Exercise goal> Count every line that has the word "chart" in it; give no more than the number.

Provided entries>
□ □ □ □

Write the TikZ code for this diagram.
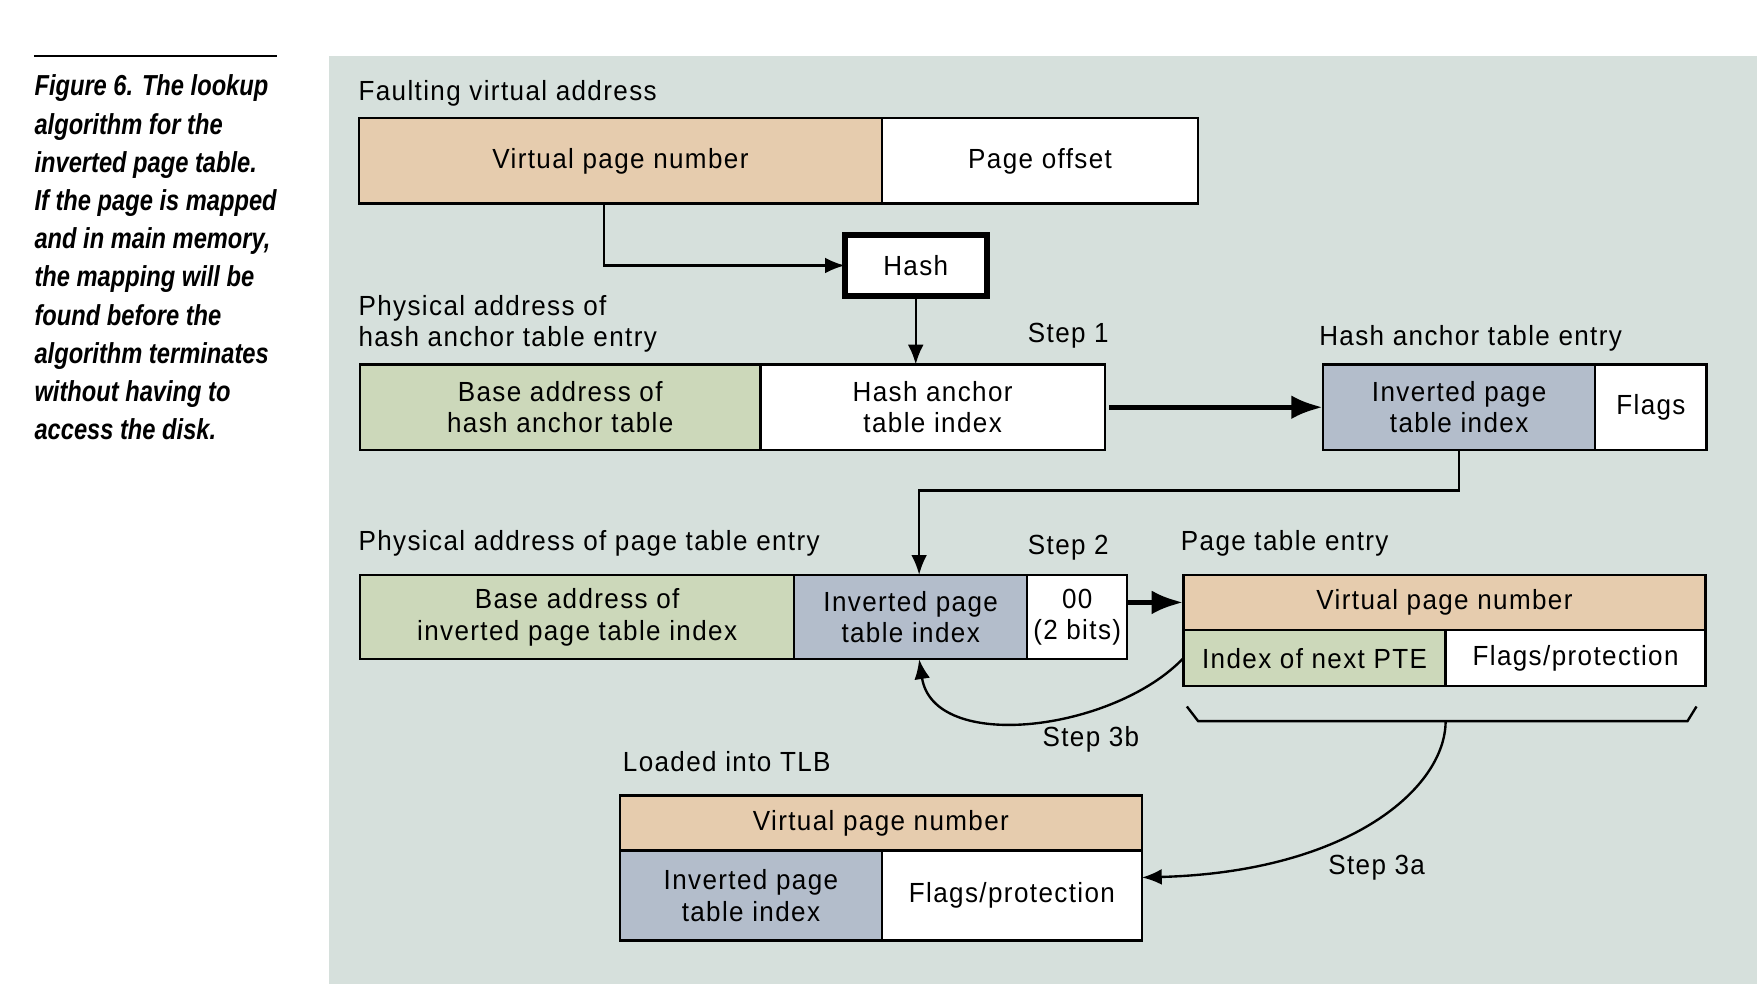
\documentclass[tikz,border=0pt]{standalone}
\usepackage{fontspec}
\setmainfont{Liberation Sans}[LetterSpace=5, FakeStretch=0.94]
\newfontfamily\capfont{Liberation Sans}[FakeStretch=0.82]
\usetikzlibrary{arrows.meta}
\definecolor{bgpaper}{HTML}{D6E0DC}
\definecolor{tanfill}{HTML}{E6CCAE}
\definecolor{greenfill}{HTML}{CCD8BA}
\definecolor{bluefill}{HTML}{B3BDCB}
\tikzset{
  cell/.style={draw=black, line width=0.6pt, inner sep=0pt, outer sep=0pt,
    align=center, font=\fontsize{7pt}{8pt}\selectfont},
  tag/.style={inner sep=0pt, anchor=west, align=left, font=\fontsize{7pt}{8pt}\selectfont},
  arr/.style={-{Latex[length=5pt,width=4pt]}, line width=0.6pt},
  fatarr/.style={-{Latex[length=8pt,width=6pt]}, line width=1.3pt},
}
\begin{document}
\begin{tikzpicture}[x=0.01cm,y=-0.01cm]
		\useasboundingbox (0,0) rectangle (1568,889);
		% backdrop and caption
		\fill [bgpaper] (292,50) rectangle (1562,875);
		\draw [line width=0.6pt] (30,50) -- (246,50);
		\node [inner sep=0pt, anchor=north west, align=left,
		  font=\capfont\bfseries\itshape\fontsize{7.3pt}{9.65pt}\selectfont] (cap) at (30,66)
		  {Figure 6. The lookup\\algorithm for the\\inverted page table.\\If the page is mapped\\and in main memory,\\the mapping will be\\found before the\\algorithm terminates\\without having to\\access the disk.};
		% faulting virtual address
		\node [tag] (lfva) at (318,83) {Faulting virtual address};
		\node [cell, fill=tanfill, minimum width=4.65cm, minimum height=0.76cm] (vpn) at (551.5,143) {Virtual page number};
		\node [cell, fill=white, minimum width=2.81cm, minimum height=0.76cm] (off) at (924.5,143) {Page offset};
		\node [cell, fill=white, line width=1.5pt, minimum width=1.26cm, minimum height=0.54cm] (hash) at (814,236) {Hash};
		\draw [arr] (vpn.south) ++(-14.5,0) |- (hash.west);
		% hash anchor table
		\node [tag] (lpah) at (318,288) {Physical address of\\hash anchor table entry};
		\node [tag] (step1) at (913,298) {Step 1};
		\node [cell, fill=greenfill, minimum width=3.56cm, minimum height=0.76cm] (hbase) at (498,362) {Base address of\\hash anchor table};
		\node [cell, fill=white, minimum width=3.06cm, minimum height=0.76cm] (hidx) at (829,362) {Hash anchor\\table index};
		\draw [arr] (hash.south) -- (hash.south |- hidx.north);
		\node [tag] (lhae) at (1172,301) {Hash anchor table entry};
		\node [cell, fill=bluefill, minimum width=2.42cm, minimum height=0.76cm] (haipt) at (1297,362) {Inverted page\\table index};
		\node [cell, fill=white, minimum width=0.99cm, minimum height=0.76cm] (haflg) at (1467.5,362) {Flags};
		\draw [fatarr] (hidx.east) ++(4,0) -- (haipt.west);
		% page table entry address
		\node [tag] (lpap) at (318,483) {Physical address of page table entry};
		\node [tag] (step2) at (913,487) {Step 2};
		\node [cell, fill=greenfill, minimum width=3.86cm, minimum height=0.75cm] (pbase) at (513,548.5) {Base address of\\inverted page table index};
		\node [cell, fill=bluefill, minimum width=2.07cm, minimum height=0.75cm] (pidx) at (809.5,548.5) {Inverted page\\table index};
		\node [cell, fill=white, minimum width=0.89cm, minimum height=0.75cm] (pbits) at (957.5,548.5) {00\\(2 bits)};
		\draw [arr] (haipt.south) -- ++(0,36) -| ([xshift=0.075cm]pidx.north);
		% page table entry
		\node [tag] (lpte) at (1049,483) {Page table entry};
		\node [cell, fill=tanfill, minimum width=4.64cm, minimum height=0.49cm] (evpn) at (1284,535.5) {Virtual page number};
		\node [cell, fill=greenfill, minimum width=2.33cm, minimum height=0.5cm] (enext) at (1168.5,585) {Index of next PTE};
		\node [cell, fill=white, minimum width=2.31cm, minimum height=0.5cm] (eflg) at (1400.5,585) {Flags/protection};
		\draw [fatarr] (evpn.west -| pbits.east) -- (evpn.west);
		\draw [arr] (enext.west) .. controls (990,650) and (830,670) .. ([xshift=0.075cm]pidx.south);
		\node [tag] (step3b) at (926,657) {Step 3b};
		\draw [line width=0.6pt] (1055,628) -- (1065,641) -- (1500,641) -- (1508,628);
		\coordinate (brace) at (1285,641);
		% TLB
		\node [tag] (ltlb) at (553,677) {Loaded into TLB};
		\node [cell, fill=tanfill, minimum width=4.64cm, minimum height=0.49cm] (tvpn) at (783,731.5) {Virtual page number};
		\node [cell, fill=bluefill, minimum width=2.33cm, minimum height=0.8cm] (tidx) at (667.5,796) {Inverted page\\table index};
		\node [cell, fill=white, minimum width=2.31cm, minimum height=0.8cm] (tflg) at (899.5,796) {Flags/protection};
		\draw [arr] (brace) .. controls (1285,700) and (1200,775) .. ([yshift=0.16cm]tflg.east);
		\node [tag] (step3a) at (1180,771) {Step 3a};
	\end{tikzpicture}
\end{document}
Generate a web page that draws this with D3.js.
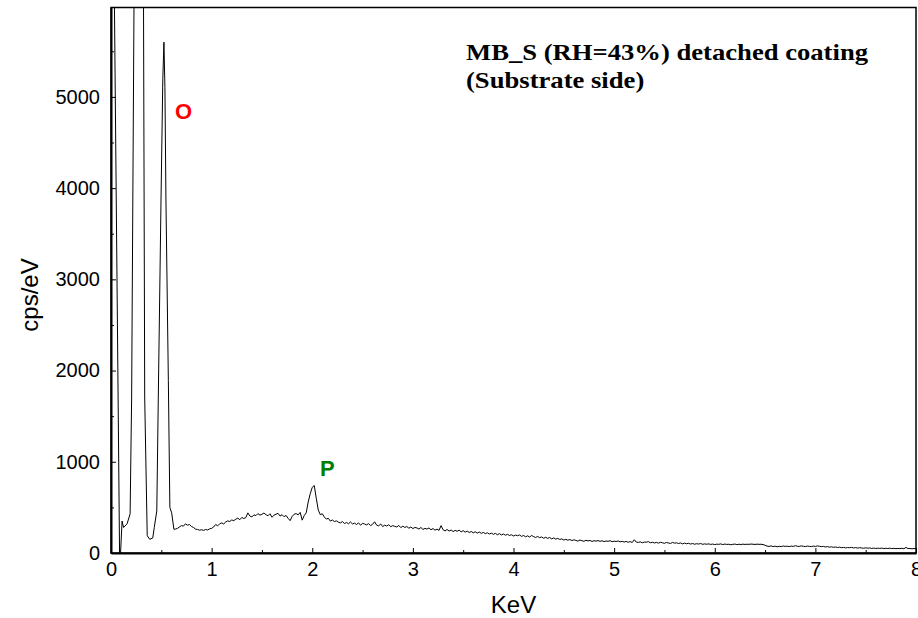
<!DOCTYPE html>
<html>
<head>
<meta charset="utf-8">
<script src="https://cdn.jsdelivr.net/npm/d3@7"></script>
<style>
  body { margin: 0; background: #fff; }
  svg { display: block; }
</style>
</head>
<body>
<div id="chart"></div>
<script>
/* global d3 */

// Peak region, read point by point (keV, cps/eV)
const peakKeV = [0.03, 0.085, 0.095, 0.11, 0.125, 0.16, 0.19, 0.205, 0.245, 0.28, 0.315, 0.335,
  0.36, 0.385, 0.415, 0.43, 0.455, 0.47, 0.497, 0.515, 0.526, 0.536, 0.546, 0.57, 0.585, 0.603, 0.625]
const peakCps = [6500, 0, 0, 350, 280, 320, 430, 1700, 9000, 15000, 9000, 1700,
  190, 150, 165, 280, 460, 1700, 3870, 5200, 5600, 5100, 3870, 1890, 500, 440, 260]

// Background channels, 0.02 keV apart, starting at 0.64 keV
const bgStart = 0.64
const bgStep = 0.02
const bgCps = [
  262, 270, 285, 300, 295,  320, 305, 312, 290, 280,  262, 258, 250, 255, 248,
  258, 252, 265, 270, 285,  312, 298, 320, 330, 318,  340, 352, 345, 362, 355,
  370, 382, 365, 390, 378,  388, 440, 405, 395, 418,  410, 432, 415, 425, 438,
  420, 408, 430, 392, 415,  425, 435, 405, 420, 398,  412, 380, 355, 400, 425,
  432, 418, 445, 360, 410,  440, 560, 650, 720, 740,  600, 470, 420, 430, 395,
  372, 380, 350, 362, 345,  352, 338, 330, 345, 322,  335, 320, 340, 318, 328,
  312, 330, 305, 325, 318,  308, 322, 300, 315, 342,  305, 298, 318, 290, 305,
  296, 310, 288, 300, 292,  285, 302, 278, 295, 280,  290, 272, 285, 268, 280,
  275, 262, 280, 258, 270,  262, 275, 255, 268, 250,  262, 248, 300, 255, 242,
  258, 240, 252, 235, 248,  238, 250, 232, 245, 228,  240, 225, 236, 222, 232,
  218, 230, 215, 226, 212,  222, 208, 218, 205, 215,  200, 212, 198, 208, 195,
  205, 192, 200, 186, 196,  190, 198, 182, 192, 178,  188, 175, 192, 180, 170,
  182, 168, 176, 162, 172,  160, 170, 155, 165, 152,  160, 148, 155, 142, 150,
  140, 148, 136, 145, 138,  130, 142, 135, 128, 140,  132, 138, 126, 135, 130,
  136, 128, 134, 125, 132,  128, 135, 124, 130, 126,  132, 122, 128, 120, 127,
  118, 125, 115, 145, 120,  116, 122, 112, 120, 118,  125, 112, 118, 110, 116,
  108, 118, 112, 106, 115,  110, 104, 116, 108, 112,  104, 110, 100, 108, 102,
  106, 98, 104, 96, 102,    98, 104, 95, 100, 96,    100, 94, 98, 92, 97,
  95, 100, 92, 98, 94,      96, 90, 95, 98, 92,      96, 93, 97, 94, 96,
  95, 98, 96, 94, 97,       95, 96, 92, 85, 76,      72, 78, 70, 75, 68,
  74, 70, 77, 72, 75,       70, 76, 72, 80, 74,      72, 78, 74, 70, 76,
  73, 70, 76, 72, 78,       74, 70, 72, 66, 70,      64, 68, 62, 66, 60,
  64, 58, 62, 56, 60,       58, 62, 55, 60, 54,      58, 55, 52, 57, 53,
  55, 50, 54, 49, 53,       50, 54, 48, 52, 49,      53, 48, 51, 47, 50,
  48, 52, 46, 62, 48,       50, 46, 49, 47
]

const xTicks = [0, 1, 2, 3, 4, 5, 6, 7, 8]
const yTicks = [0, 1000, 2000, 3000, 4000, 5000]
const titleLines = ['MB_S (RH=43%) detached coating', '(Substrate side)']
const peakLabels = [
  { name: 'O', keV: 0.72, cps: 4760, color: '#ff0000' },
  { name: 'P', keV: 2.15, cps: 845, color: '#008000' }
]

const sans = '"Liberation Sans", Arial, sans-serif'

// Our canvas
const width = 918,
height = 618,
plotLeft = 111,
plotRight = 916,
plotTop = 7.5,
plotBottom = 553

let svg = d3.select('#chart')
.append('svg')
.attr('width', width)
.attr('height', height)

const x = d3.scaleLinear().domain([0, 8]).range([plotLeft, plotRight])
const y = d3.scaleLinear().domain([0, 5980]).range([plotBottom, plotTop])

// spectrum points
let data = peakKeV.map((k, i) => [k, peakCps[i]])
bgCps.forEach((v, i) => data.push([bgStart + i * bgStep, v]))

svg.append('clipPath').attr('id', 'clip')
.append('rect')
.attr('x', plotLeft).attr('y', plotTop)
.attr('width', plotRight - plotLeft).attr('height', plotBottom - plotTop)

svg.append('path')
.datum(data)
.attr('clip-path', 'url(#clip)')
.attr('fill', 'none')
.attr('stroke', '#000')
.attr('stroke-width', 1)
.attr('d', d3.line().x(d => x(d[0])).y(d => y(d[1])))

// frame
svg.append('rect')
.attr('x', plotLeft).attr('y', plotTop)
.attr('width', plotRight - plotLeft).attr('height', plotBottom - plotTop)
.attr('fill', 'none')
.attr('stroke', '#000')
.attr('stroke-width', 1.5)

// minor ticks
svg.append('g')
.attr('transform', `translate(0,${plotBottom})`)
.call(d3.axisBottom(x).tickValues(d3.range(0.5, 8, 1)).tickSize(-3).tickFormat(''))
.call(g => g.select('.domain').remove())

svg.append('g')
.attr('transform', `translate(${plotLeft},0)`)
.call(d3.axisLeft(y).tickValues(d3.range(500, 6000, 1000)).tickSize(-3).tickFormat(''))
.call(g => g.select('.domain').remove())

// main axes
svg.append('g')
.attr('transform', `translate(0,${plotBottom})`)
.call(d3.axisBottom(x).tickValues(xTicks).tickFormat(d3.format('d'))
  .tickSizeInner(-5).tickSizeOuter(0).tickPadding(9))

svg.append('g')
.attr('transform', `translate(${plotLeft},0)`)
.call(d3.axisLeft(y).tickValues(yTicks).tickFormat(d3.format('d'))
  .tickSizeInner(-5).tickSizeOuter(0).tickPadding(11))

svg.selectAll('.domain').attr('stroke-width', 2)
svg.selectAll('.tick text')
.attr('font-size', 20)
.attr('font-family', sans)
.attr('fill', '#000')

svg.append('text')
.attr('x', (plotLeft + plotRight) / 2)
.attr('y', 613)
.attr('text-anchor', 'middle')
.attr('font-family', sans)
.attr('font-size', 24)
.text('KeV')

svg.append('text')
.attr('transform', `translate(38,295) rotate(-90)`)
.attr('text-anchor', 'middle')
.attr('font-family', sans)
.attr('font-size', 24)
.text('cps/eV')

// title (the original type is a little wider than Liberation Serif)
svg.append('g')
.attr('transform', 'translate(466,0) scale(1.11,1)')
.selectAll('text')
.data(titleLines)
.enter()
.append('text')
.attr('x', 0)
.attr('y', (d, i) => 60 + i * 28)
.attr('font-family', '"Liberation Serif", "Times New Roman", serif')
.attr('font-weight', 'bold')
.attr('font-size', 24)
.text(d => d)

// peak labels
svg.selectAll('.peak')
.data(peakLabels)
.enter()
.append('text')
.attr('class', 'peak')
.attr('x', d => x(d.keV))
.attr('y', d => y(d.cps))
.attr('text-anchor', 'middle')
.attr('font-family', sans)
.attr('font-weight', 'bold')
.attr('font-size', 22)
.attr('fill', d => d.color)
.text(d => d.name)
</script>
</body>
</html>
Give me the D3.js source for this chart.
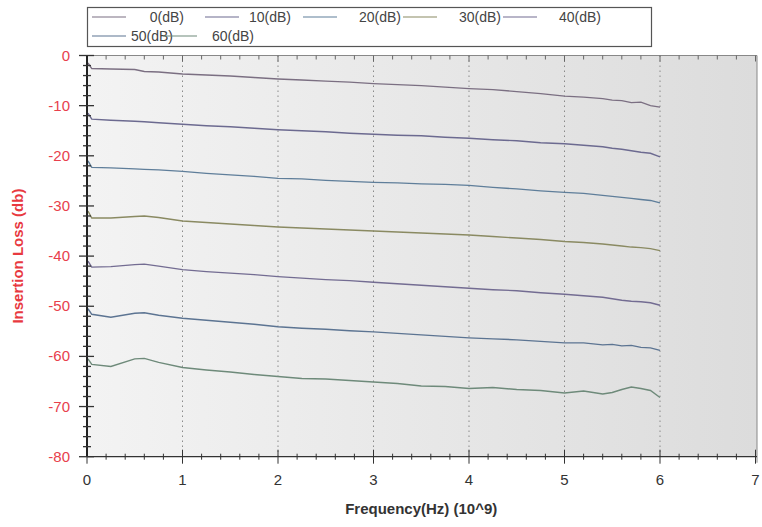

□ □ □ □

Exercise result> 3